DATA LINES:
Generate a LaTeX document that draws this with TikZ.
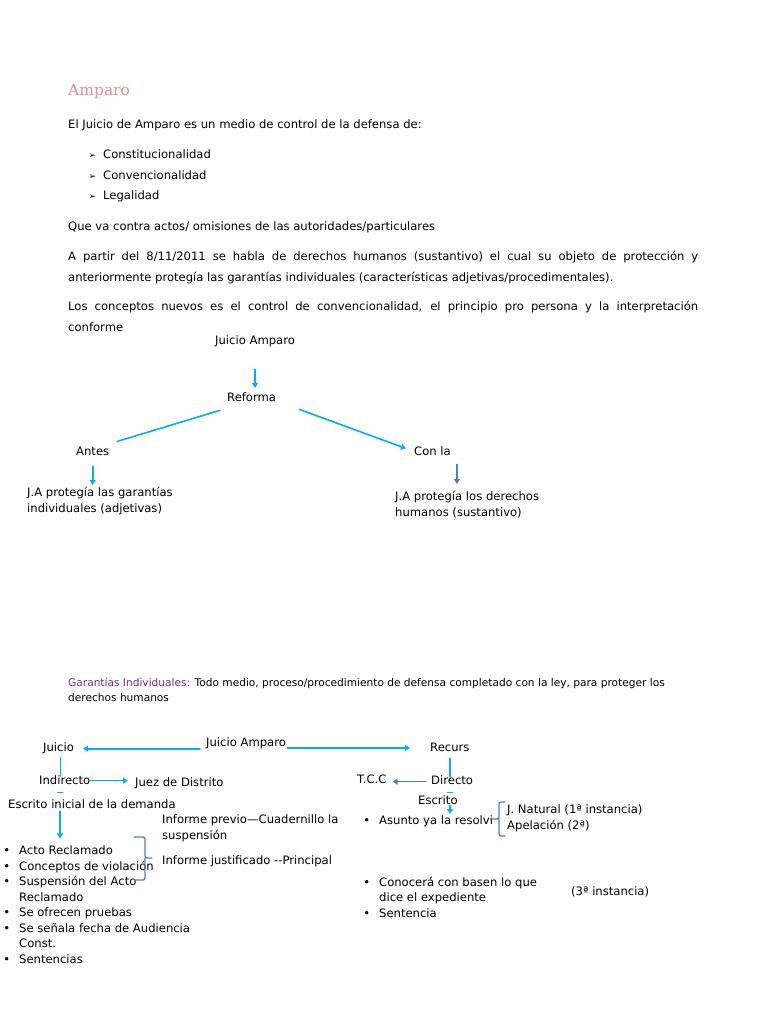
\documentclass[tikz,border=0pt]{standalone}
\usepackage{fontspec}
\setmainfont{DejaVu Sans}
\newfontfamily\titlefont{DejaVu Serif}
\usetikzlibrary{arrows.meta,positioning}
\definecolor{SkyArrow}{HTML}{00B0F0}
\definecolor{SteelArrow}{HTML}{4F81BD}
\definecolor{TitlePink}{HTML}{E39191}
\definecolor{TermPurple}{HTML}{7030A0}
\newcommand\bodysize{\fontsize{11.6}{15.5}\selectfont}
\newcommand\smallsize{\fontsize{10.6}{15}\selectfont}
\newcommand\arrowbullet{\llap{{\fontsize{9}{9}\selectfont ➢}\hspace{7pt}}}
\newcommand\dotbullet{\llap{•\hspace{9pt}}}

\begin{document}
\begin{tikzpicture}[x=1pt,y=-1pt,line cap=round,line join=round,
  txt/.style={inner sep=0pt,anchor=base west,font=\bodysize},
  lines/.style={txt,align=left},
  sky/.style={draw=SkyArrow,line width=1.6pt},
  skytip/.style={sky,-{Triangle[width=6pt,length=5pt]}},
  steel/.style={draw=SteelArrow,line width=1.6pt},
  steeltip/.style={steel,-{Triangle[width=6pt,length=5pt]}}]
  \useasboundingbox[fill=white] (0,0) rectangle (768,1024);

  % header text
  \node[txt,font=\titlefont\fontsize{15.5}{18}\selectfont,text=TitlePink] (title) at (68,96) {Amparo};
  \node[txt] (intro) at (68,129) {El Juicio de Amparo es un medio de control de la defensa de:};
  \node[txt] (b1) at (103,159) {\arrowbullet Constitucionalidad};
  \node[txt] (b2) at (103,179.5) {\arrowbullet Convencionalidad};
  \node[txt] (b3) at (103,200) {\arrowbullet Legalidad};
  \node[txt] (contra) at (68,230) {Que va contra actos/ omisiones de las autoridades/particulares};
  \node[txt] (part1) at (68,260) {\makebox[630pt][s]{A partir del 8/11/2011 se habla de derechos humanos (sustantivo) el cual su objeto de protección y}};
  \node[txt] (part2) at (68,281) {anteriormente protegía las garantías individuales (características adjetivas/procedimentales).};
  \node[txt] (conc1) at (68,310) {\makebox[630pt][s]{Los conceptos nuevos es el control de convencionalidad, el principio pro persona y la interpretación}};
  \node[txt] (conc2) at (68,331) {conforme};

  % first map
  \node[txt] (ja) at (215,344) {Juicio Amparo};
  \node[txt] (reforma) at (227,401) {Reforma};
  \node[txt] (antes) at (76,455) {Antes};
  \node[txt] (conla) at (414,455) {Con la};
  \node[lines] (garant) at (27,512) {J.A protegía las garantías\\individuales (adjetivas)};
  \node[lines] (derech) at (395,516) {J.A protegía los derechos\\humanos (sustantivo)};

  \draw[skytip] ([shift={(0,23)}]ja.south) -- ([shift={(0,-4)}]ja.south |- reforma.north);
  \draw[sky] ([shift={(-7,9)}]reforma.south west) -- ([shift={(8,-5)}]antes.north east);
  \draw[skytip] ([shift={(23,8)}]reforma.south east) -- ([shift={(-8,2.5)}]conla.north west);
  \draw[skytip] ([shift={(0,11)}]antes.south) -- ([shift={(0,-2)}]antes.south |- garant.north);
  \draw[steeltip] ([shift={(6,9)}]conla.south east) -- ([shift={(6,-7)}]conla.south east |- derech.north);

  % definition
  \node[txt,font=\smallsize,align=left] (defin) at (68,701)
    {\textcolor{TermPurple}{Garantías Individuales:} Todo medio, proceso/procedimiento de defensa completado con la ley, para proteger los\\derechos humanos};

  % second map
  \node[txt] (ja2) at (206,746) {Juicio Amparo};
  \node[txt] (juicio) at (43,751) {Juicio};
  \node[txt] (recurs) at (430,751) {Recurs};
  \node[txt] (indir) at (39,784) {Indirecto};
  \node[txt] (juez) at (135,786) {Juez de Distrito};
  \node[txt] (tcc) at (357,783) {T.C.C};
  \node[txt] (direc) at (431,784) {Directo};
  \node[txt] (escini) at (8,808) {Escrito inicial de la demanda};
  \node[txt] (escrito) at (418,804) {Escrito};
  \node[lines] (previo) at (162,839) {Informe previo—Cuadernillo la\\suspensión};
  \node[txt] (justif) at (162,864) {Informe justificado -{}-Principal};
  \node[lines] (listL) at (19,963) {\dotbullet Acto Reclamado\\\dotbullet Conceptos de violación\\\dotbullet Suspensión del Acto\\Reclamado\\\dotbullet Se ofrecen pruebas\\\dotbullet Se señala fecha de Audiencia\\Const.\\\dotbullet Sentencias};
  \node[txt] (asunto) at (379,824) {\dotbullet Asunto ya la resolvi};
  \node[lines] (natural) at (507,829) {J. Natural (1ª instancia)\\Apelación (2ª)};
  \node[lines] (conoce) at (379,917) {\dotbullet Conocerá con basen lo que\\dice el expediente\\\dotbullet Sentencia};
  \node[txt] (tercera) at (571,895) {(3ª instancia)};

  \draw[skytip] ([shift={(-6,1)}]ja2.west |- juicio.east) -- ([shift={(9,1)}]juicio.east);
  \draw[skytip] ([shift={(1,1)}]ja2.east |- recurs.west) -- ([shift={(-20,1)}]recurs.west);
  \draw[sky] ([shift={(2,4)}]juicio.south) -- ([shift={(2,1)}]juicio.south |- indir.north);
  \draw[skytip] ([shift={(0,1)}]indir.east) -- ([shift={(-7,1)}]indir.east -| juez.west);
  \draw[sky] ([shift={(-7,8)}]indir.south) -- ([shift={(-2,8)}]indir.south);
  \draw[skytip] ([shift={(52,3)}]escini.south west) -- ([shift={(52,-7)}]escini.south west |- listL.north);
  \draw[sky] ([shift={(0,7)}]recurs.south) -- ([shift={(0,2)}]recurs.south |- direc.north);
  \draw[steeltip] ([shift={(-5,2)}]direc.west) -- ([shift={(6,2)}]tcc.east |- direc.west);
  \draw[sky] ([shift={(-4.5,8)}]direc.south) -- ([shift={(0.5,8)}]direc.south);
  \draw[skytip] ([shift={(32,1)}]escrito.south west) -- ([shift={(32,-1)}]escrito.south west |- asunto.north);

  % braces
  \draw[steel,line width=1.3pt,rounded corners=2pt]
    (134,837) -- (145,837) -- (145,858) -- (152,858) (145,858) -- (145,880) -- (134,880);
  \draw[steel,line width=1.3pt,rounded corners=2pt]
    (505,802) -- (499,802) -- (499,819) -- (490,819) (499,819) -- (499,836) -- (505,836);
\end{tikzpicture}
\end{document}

JOB: Set down again, exactly, the lines of the material above from its first line to the one with "(0,0) rectangle (768,1024);", inclusive. Leave the pictures out.

WORKED SOLUTION:
Generate a LaTeX document that draws this with TikZ.
\documentclass[tikz,border=0pt]{standalone}
\usepackage{fontspec}
\setmainfont{DejaVu Sans}
\newfontfamily\titlefont{DejaVu Serif}
\usetikzlibrary{arrows.meta,positioning}
\definecolor{SkyArrow}{HTML}{00B0F0}
\definecolor{SteelArrow}{HTML}{4F81BD}
\definecolor{TitlePink}{HTML}{E39191}
\definecolor{TermPurple}{HTML}{7030A0}
\newcommand\bodysize{\fontsize{11.6}{15.5}\selectfont}
\newcommand\smallsize{\fontsize{10.6}{15}\selectfont}
\newcommand\arrowbullet{\llap{{\fontsize{9}{9}\selectfont ➢}\hspace{7pt}}}
\newcommand\dotbullet{\llap{•\hspace{9pt}}}

\begin{document}
\begin{tikzpicture}[x=1pt,y=-1pt,line cap=round,line join=round,
  txt/.style={inner sep=0pt,anchor=base west,font=\bodysize},
  lines/.style={txt,align=left},
  sky/.style={draw=SkyArrow,line width=1.6pt},
  skytip/.style={sky,-{Triangle[width=6pt,length=5pt]}},
  steel/.style={draw=SteelArrow,line width=1.6pt},
  steeltip/.style={steel,-{Triangle[width=6pt,length=5pt]}}]
  \useasboundingbox[fill=white] (0,0) rectangle (768,1024);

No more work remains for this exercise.